Wagner’s successor in German opera was Richard Strauss. Strauss and Hugo von Hofmannsthal created some of the 20th century’s greatest music dramas of timeless myth with Salome, Elektra and Die Frau ohne Schatten (The Woman without a Shadow). Writing of Hofmannsthal, Gioia cites the poet’s task…was to create ‘the myth of our time.’ Opera in particular fascinated him with its expressive power and ritualized action.

I am no longer surprised when I learn that a prospective patron who claims to not like opera has never attended one. Many liken opera to an “acquired taste” – which, like coffee, “ethnic” cuisine or certain sports may be just that (for some). I was struck as if by a lightning bolt the first time I heard an “opera singer” live and up close. It affected me immediately and has not relaxed its grip on my imagination. Nor has it ceased to touch my heart, and with its magical charms it continues to penetrate the very core of my being. I have always responded to the grand dramas and lyric tragedies of every type of stage. Comedy is escape art which I enjoy as an occasional break from my preferred diet of meaning and substance, poetry, philosophy and the melancholy beauty of antiquity, the Renaissance, the Romantics and their modern day bards and translators.

Like Gioia, I believe “music can make fantasy and myth, symbolism and expressionism credible.” And not only “accessible” but palpably real and immediately appealing. The “thriller of intelligibility” that great myths, tales, fables and legends are drives opera and gives this most original of “mash up” art forms staying power. But if it were “only” this ability to make symbols and archetypes intelligible – as “period” dramas and “epic” films also attempt – the genre’s appeal would be more limited. I believe all music has a spiritual value. The creative act itself is an affirmation of life and the human spirit. Even the darkest of tragedies arises from this affirmative source of creativity.

One of music’s primary themes is the cycle of renewal. So many musical forms – from theme & variation to sonata form, song or “bar” form to the rondo – enact this very cycle of regeneration. Whether interpreted as rebirth or a symbol of resurrection, this eternally returning cycle is at the heart of epic trilogies and tragedies. It enlivens the symphonic repertoire and has always been a leitmotif of grand opera. And no composer enacted this cycle of life, death and rebirth – or curse and redemption – more so than Richard Wagner.

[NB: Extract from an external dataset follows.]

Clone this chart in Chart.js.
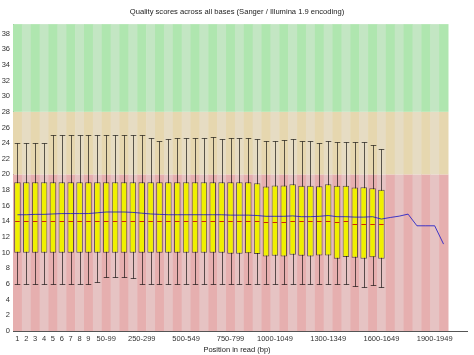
<!DOCTYPE html>
<html>
<head>
<meta charset="utf-8">
<script src="https://cdn.jsdelivr.net/npm/chart.js@4"></script>
<style>
html,body{margin:0;padding:0;background:#fff;}
#wrap{width:474px;height:355px;}
</style>
</head>
<body>
<div id="wrap"><canvas id="c" width="474" height="355"></canvas></div>
<script>
// ---- data ----
const positions = ['1','2','3','4','5','6','7','8','9','10-49','50-99','100-149','150-199','200-249','250-299','300-349','350-399','400-449','450-499','500-549','550-599','600-649','650-699','700-749','750-799','800-849','850-899','900-949','950-999','1000-1049','1050-1099','1100-1149','1150-1199','1200-1249','1250-1299','1300-1349','1350-1399','1400-1449','1450-1499','1500-1549','1550-1599','1600-1649','1650-1699','1700-1749','1750-1799','1800-1849','1850-1899','1900-1949','1950-1999'];
const shownLabels = ['1','2','3','4','5','6','7','8','9','50-99','250-299','500-549','750-799','1000-1049','1300-1349','1600-1649','1900-1949'];
const yTicks = [0,2,4,6,8,10,12,14,16,18,20,22,24,26,28,30,32,34,36,38];

const whiskerLow = [6,6,6,6,6,6,6,6,6,6.3,6.9,6.9,6.9,6.8,6,6,6,6,6,6,6,6,6,6,6,6,6,6,6,6,6,6,6,6,6,6,6,6,5.8,5.65,5.9,5.65,null,null,null,null,null,null,null];
const lowerQuartile = [10,10,10,10,10,10,10,10,10,10,10,10,10,10,10,10,10,10,10,10,10,10,10,10,9.87,9.87,9.93,9.83,9.53,9.6,9.53,9.75,9.6,9.53,9.64,9.64,9.24,9.45,9.36,9.22,9.41,9.22,null,null,null,null,null,null,null];
const median = [14,14,14,14,14,14,14,14,14,14,14,14,14,14,14,14,14,14,14,14,14,14,14,14,14,14,14,14,13.95,13.95,13.95,14,14.05,14,14,14.1,13.86,14,13.7,13.65,13.7,13.65,null,null,null,null,null,null,null];
const upperQuartile = [19,19,19,19,19,19,19,19,19,19,19,19,19,19,19,19,19,19,19,19,19,19,19,19,19,19,19,18.88,18.45,18.58,18.58,18.75,18.54,18.54,18.5,18.75,18.54,18.54,18.32,18.37,18.24,18.03,null,null,null,null,null,null,null];
const whiskerHigh = [24,24,24,24,25,25,25,25,25,25,25,25,25,25,25,24.6,24.3,24.5,24.6,24.7,24.7,24.7,24.8,24.5,24.7,24.6,24.7,24.5,24.3,24.3,24.4,24.5,24.3,24.3,24.05,24.3,24.1,24.1,24.2,24.1,23.7,23.2,null,null,null,null,null,null,null];
const meanQuality = [14.85,14.85,14.9,14.9,14.95,15.0,15.0,15.0,15.0,15.1,15.2,15.2,15.2,15.15,15.05,14.95,14.9,14.85,14.85,14.85,14.85,14.85,14.85,14.85,14.8,14.8,14.8,14.75,14.65,14.65,14.65,14.7,14.6,14.6,14.65,14.75,14.6,14.6,14.55,14.55,14.6,14.3,14.5,14.67,14.93,13.44,13.44,13.44,11.1];

const bands = [
  {from:0, to:20, light:'rgb(230,195,195)', dark:'rgb(230,175,175)'},
  {from:20, to:28, light:'rgb(230,220,195)', dark:'rgb(230,215,175)'},
  {from:28, to:null, light:'rgb(195,230,195)', dark:'rgb(175,230,175)'}
];

const boxData = lowerQuartile.map((v,i)=> v==null ? null : [v, upperQuartile[i]]);

Chart.defaults.font.family = "'Liberation Sans', Arial, sans-serif";
Chart.defaults.font.size = 7.5;
Chart.defaults.color = '#333';

const stripes = {
  id:'stripes',
  beforeDatasetsDraw(chart){
    const {ctx, chartArea, scales:{x,y}} = chart;
    const n = positions.length;
    const w = (chartArea.right - chartArea.left)/n;
    ctx.save();
    for(let i=0;i<n;i++){
      const cx = x.getPixelForValue(i);
      const l = cx - w/2;
      bands.forEach(b=>{
        const top = b.to==null ? chartArea.top : y.getPixelForValue(b.to);
        const bot = y.getPixelForValue(b.from);
        ctx.fillStyle = (i%2===0) ? b.dark : b.light;
        ctx.fillRect(l, top, w+0.5, bot-top);
      });
    }
    ctx.restore();
  },
  beforeDatasetDraw(chart, args){
    if(args.index!==0) return;
    const {ctx, scales:{x,y}} = chart;
    const meta = chart.getDatasetMeta(0);
    ctx.save();
    ctx.strokeStyle = 'rgba(0,0,0,0.62)';
    ctx.lineWidth = 1;
    for(let i=0;i<positions.length;i++){
      if(whiskerLow[i]==null) continue;
      const el = meta.data[i];
      const bw = el.width;
      const cx = Math.round(x.getPixelForValue(i)) + 0.5;
      const yl = Math.round(y.getPixelForValue(whiskerLow[i])) + 0.5;
      const yh = Math.round(y.getPixelForValue(whiskerHigh[i])) + 0.5;
      ctx.beginPath();
      ctx.moveTo(cx, yl); ctx.lineTo(cx, yh);
      ctx.moveTo(cx - bw/2 + 0.5, yl); ctx.lineTo(cx + bw/2 - 0.5, yl);
      ctx.moveTo(cx - bw/2 + 0.5, yh); ctx.lineTo(cx + bw/2 - 0.5, yh);
      ctx.stroke();
    }
    ctx.restore();
  },
  afterDatasetDraw(chart, args){
    if(args.index!==0) return;
    const {ctx, scales:{x,y}} = chart;
    const meta = chart.getDatasetMeta(0);
    ctx.save();
    ctx.strokeStyle = 'rgb(210,40,0)';
    ctx.lineWidth = 1;
    for(let i=0;i<positions.length;i++){
      if(median[i]==null) continue;
      const el = meta.data[i];
      const bw = el.width;
      const cx = x.getPixelForValue(i);
      const ym = Math.round(y.getPixelForValue(median[i])) + 0.5;
      ctx.beginPath();
      ctx.moveTo(cx - bw/2 + 1, ym); ctx.lineTo(cx + bw/2 - 1, ym);
      ctx.stroke();
    }
    ctx.restore();
  },
  afterDraw(chart){
    const {ctx, chartArea} = chart;
    ctx.save();
    ctx.strokeStyle = '#555';
    ctx.lineWidth = 1;
    const yb = Math.round(chartArea.bottom) + 0.5;
    ctx.beginPath();
    ctx.moveTo(chartArea.left, yb); ctx.lineTo(468, yb);
    ctx.stroke();
    ctx.restore();
  }
};

new Chart(document.getElementById('c'), {
  data: {
    labels: positions,
    datasets: [
      {
        type:'bar',
        label:'Interquartile range',
        data: boxData,
        backgroundColor:'rgb(240,240,0)',
        borderColor:'rgba(0,0,0,0.6)',
        borderWidth:1,
        borderSkipped:false,
        barPercentage:0.74,
        categoryPercentage:1,
        order:2
      },
      {
        type:'line',
        label:'Mean',
        data: meanQuality,
        borderColor:'rgba(20,20,200,0.8)',
        borderWidth:1,
        pointRadius:0,
        tension:0,
        fill:false,
        order:1
      }
    ]
  },
  options: {
    responsive:false,
    animation:false,
    devicePixelRatio:1,
    layout:{padding:{left:0,right:0,top:0,bottom:0}},
    plugins:{
      legend:{display:false},
      tooltip:{enabled:false},
      title:{display:true, text:'Quality scores across all bases (Sanger / Illumina 1.9 encoding)', color:'#222', font:{size:7.6, weight:'normal'}, padding:{top:7,bottom:8}},
      subtitle:{display:true, position:'bottom', text:'Position in read (bp)', color:'#222', font:{size:7.5}, padding:{top:2,bottom:1}}
    },
    scales:{
      x:{
        type:'category',
        offset:true,
        grid:{display:false, drawTicks:false},
        border:{display:false},
        ticks:{autoSkip:false, maxRotation:0, minRotation:0, padding:3, color:'#333',
          callback:function(v, idx){ const l = positions[idx]; return shownLabels.includes(l) ? l : ''; }},
        afterFit:(s)=>{ s.height = 12; }
      },
      y:{
        position:'left',
        min:0, max:39.2,
        grid:{display:false, drawTicks:false},
        border:{display:true, color:'#555', width:1},
        ticks:{padding:3, color:'#333'},
        afterBuildTicks:(s)=>{ s.ticks = yTicks.map(v=>({value:v})); },
        afterFit:(s)=>{ s.width = 13; }
      },
      y2:{
        position:'right',
        display:true,
        grid:{display:false},
        border:{display:false},
        ticks:{display:false},
        afterFit:(s)=>{ s.width = 26; }
      }
    }
  },
  plugins:[stripes]
});
</script>
</body>
</html>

Wagner recast the sacrificial death of the martyr – most familiar to Western audiences in the Crucifixion and Resurrection of Jesus – as the Liebestod or love-death. As we have noted in other essays about Wagner, the Liebestod most famously occurs in Tristan und Isolde and in Brünnhilde’s immolation in Götterdämmerung, the final chapter in Wagner’s epic Ring of the Nibelungs, one of the crowning achievements of Western civilization. The road to Wagner’s Ring begins in earnest with Der Fliegende Holländer. The Dutchman’s & Senta’s love is a doomed one; they meet in death as Senta throws herself into the same waves the ghost ship and her captain have entered. We do not see this dark love’s consummation on stage, but we hear their belated union in the music as the opera’s themes meet and resolve in radiant harmony. This is romantic opera at its most gripping, a thriller of intelligibility and a myth for all time.